By Moira Finn | March 14, 2013

Memorial students have the opportunity to improve future university health, wellness and counselling services, thanks to a new comprehensive international health survey.

The National College Health Assessment (NCHA) Survey will capture student behaviours and attitudes on a broad range of health issues, ranging from nutrition and exercise, drugs and alcohol, personal safety, sexual health, stress, depression and anxiety.

Memorial is among 33 universities in Canada and more than 100 universities in the United States participating in this year’s survey.

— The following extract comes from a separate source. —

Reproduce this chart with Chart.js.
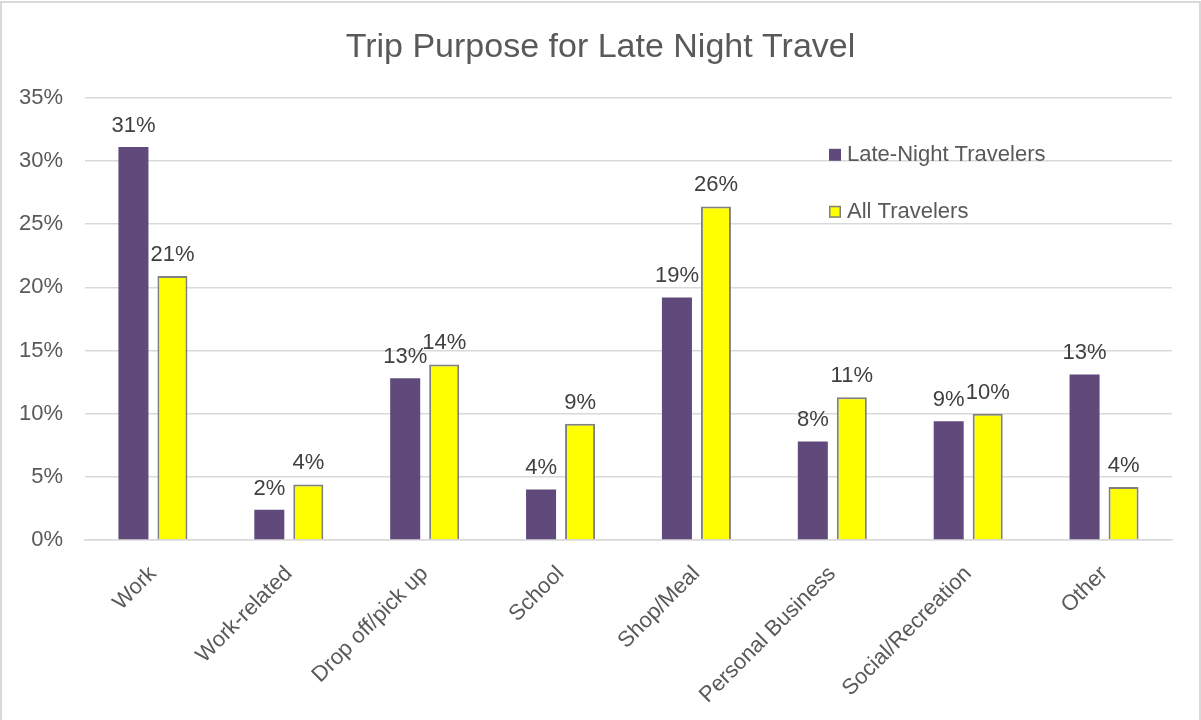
<!DOCTYPE html>
<html>
<head>
<meta charset="utf-8">
<script src="https://cdn.jsdelivr.net/npm/chart.js@4"></script>
<style>
  html, body { margin: 0; padding: 0; background: #fff; }
  #wrap {
    position: absolute; left: 0; top: 1px;
    width: 1197px; height: 717px;
    border: 2px solid #d9d9d9; border-bottom: none;
  }
</style>
</head>
<body>
<div id="wrap"><canvas id="chartPurpose"></canvas></div>
<script>
const categories = ['Work', 'Work-related', 'Drop off/pick up', 'School', 'Shop/Meal', 'Personal Business', 'Social/Recreation', 'Other'];
const lateNight = [31.1, 2.4, 12.8, 4.0, 19.2, 7.8, 9.4, 13.1];
const allTravelers = [20.9, 4.4, 13.9, 9.2, 26.4, 11.3, 10.0, 4.2];
const yTicks = [0, 5, 10, 15, 20, 25, 30, 35];

const FONT = "'Liberation Sans', Arial, sans-serif";

// value labels above every bar
const barLabels = {
  id: 'barLabels',
  afterDatasetsDraw(chart) {
    const ctx = chart.ctx;
    ctx.save();
    ctx.font = '22px ' + FONT;
    ctx.fillStyle = '#404040';
    ctx.textAlign = 'center';
    ctx.textBaseline = 'alphabetic';
    chart.data.datasets.forEach((ds, i) => {
      chart.getDatasetMeta(i).data.forEach((bar, j) => {
        ctx.fillText(Math.round(ds.data[j]) + '%', bar.x, bar.y - 15);
      });
    });
    ctx.restore();
  }
};

// legend drawn inside the plot area, stacked vertically
const innerLegend = {
  id: 'innerLegend',
  afterDraw(chart, args, opts) {
    const ctx = chart.ctx;
    const a = chart.chartArea;
    ctx.save();
    ctx.font = '22px ' + FONT;
    ctx.textBaseline = 'middle';
    chart.data.datasets.forEach((ds, i) => {
      const x = a.left + opts.x;
      const y = a.top + opts.y + i * opts.rowGap;
      ctx.fillStyle = ds.backgroundColor;
      ctx.fillRect(x, y - 6, 12, 12);
      if (ds.borderWidth) {
        ctx.strokeStyle = ds.borderColor;
        ctx.lineWidth = 1.5;
        ctx.strokeRect(x + 0.75, y - 5.25, 10.5, 10.5);
      }
      ctx.fillStyle = '#595959';
      ctx.fillText(ds.label, x + 18, y);
    });
    ctx.restore();
  }
};

new Chart(document.getElementById('chartPurpose'), {
  type: 'bar',
  data: {
    labels: categories,
    datasets: [
      {
        label: 'Late-Night Travelers',
        data: lateNight,
        backgroundColor: '#604a7b',
        borderWidth: 0,
        categoryPercentage: 0.574,
        barPercentage: 0.77
      },
      {
        label: 'All Travelers',
        data: allTravelers,
        backgroundColor: '#ffff00',
        borderColor: '#808080',
        borderWidth: 2,
        categoryPercentage: 0.574,
        barPercentage: 0.77
      }
    ]
  },
  plugins: [barLabels, innerLegend],
  options: {
    responsive: true,
    maintainAspectRatio: false,
    animation: false,
    layout: { padding: 0 },
    plugins: {
      legend: { display: false },
      tooltip: { enabled: false },
      title: {
        display: true,
        text: 'Trip Purpose for Late Night Travel',
        color: '#595959',
        font: { family: FONT, size: 34, weight: 'normal' },
        padding: { top: 24, bottom: 30 }
      },
      innerLegend: { x: 744, y: 57, rowGap: 57 }
    },
    scales: {
      x: {
        grid: { display: false },
        border: { color: '#d9d9d9', width: 1.5 },
        ticks: {
          color: '#595959',
          font: { family: FONT, size: 22 },
          minRotation: 45,
          maxRotation: 45,
          padding: 13
        },
        afterFit: (s) => { s.height = 180; }
      },
      y: {
        min: 0,
        max: 35,
        afterBuildTicks: (s) => { s.ticks = yTicks.map(v => ({ value: v })); },
        grid: { color: '#d9d9d9', lineWidth: 1.5, drawTicks: false },
        border: { display: false },
        ticks: {
          color: '#595959',
          font: { family: FONT, size: 22 },
          padding: 22,
          callback: (v) => v + '%'
        },
        afterFit: (s) => { s.width = 83; }
      },
      // empty right-hand margin so the title stays centred on the full width
      margin: {
        position: 'right',
        grid: { display: false },
        border: { display: false },
        ticks: { display: false },
        afterFit: (s) => { s.width = 27; }
      }
    }
  }
});
</script>
</body>
</html>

In addition to providing an objective picture of student health and identifying emerging trends on Memorial’s campuses, this international research effort will provide context for the results and the health experiences of Memorial students and can be considered alongside those of post-secondary students elsewhere. 

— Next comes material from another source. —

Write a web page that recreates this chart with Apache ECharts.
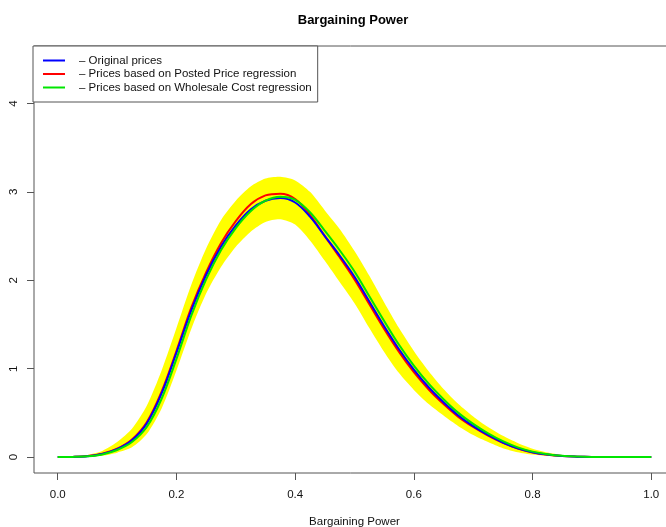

“Health impacts most aspects of university life, including academic success,” said Dr. Norman Lee, chief physician with the health centre division of Memorial’s Student Affairs and Services. “By participating in the survey, students are telling us what our priorities should be.”

A random sample of 5,000 Memorial students will be selected -- notified via an email to their Memorial email accounts -- to complete the online survey on Tuesday, March 19. The survey is confidential and student identities cannot be linked with survey answers, a fact Dr. Lee hopes will motivate students invited to participate to make every effort to complete the survey.

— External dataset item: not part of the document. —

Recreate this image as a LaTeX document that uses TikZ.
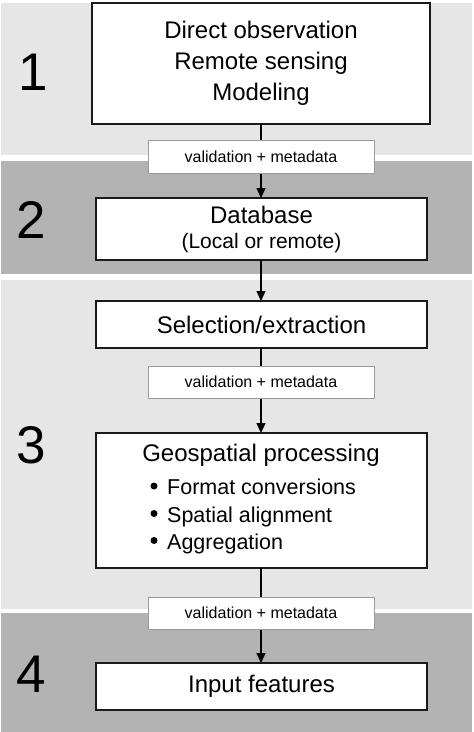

“The better the response rate, the more statistically significant the sample will be and the more powerful a planning tool we have for health promotion and prevention services,” said Dr. Lee.

This is the second time that Memorial has participated in the NCHA survey, conducted annually since 2000. When the 2008 survey results confirmed an increase demand for medical and counselling services, the university allocated resources to meet this need, says Kelly Neville, wellness co-ordinator with the Counselling Centre, who along with Dr. Lee and staff nurse Missy Power, co-ordinated Memorial’s participation in the NCHA surveys in 2008 and 2013.

“Today there is a psychiatrist on staff and we implemented e-CheckUpToGo, an online alcohol assessment tool, to help students understand their drinking habits,” Ms. Neville explained. “Both these initiatives were promoted by the findings of the NCHA 2008 survey.”

Up-to-date empirical data on student health and emerging needs will also mean campus counselling and health centres can apply for funding from government and other agencies to support new wellness programs and initiatives.

Survey results are expected to be available by July and the health and counselling centres will present the findings to student groups, university administrators and other stakeholders. In addition to the immediate benefits of the NCHA survey, students, scholars and researchers at Memorial will also have access to the dataset to conduct novel research and analyses.

Dr. Lee says he expects the 2013 survey will reveal that there have been positive gains in health education and awareness and that the behaviours and attitudes of Memorial students around health issues are in line with those of students on campuses across North America.

“Getting an accurate picture is a matter of getting students to complete the survey,” he said. “I honestly feel that health and health services are priorities for our students, and I’m optimistic that we will see a very good response.”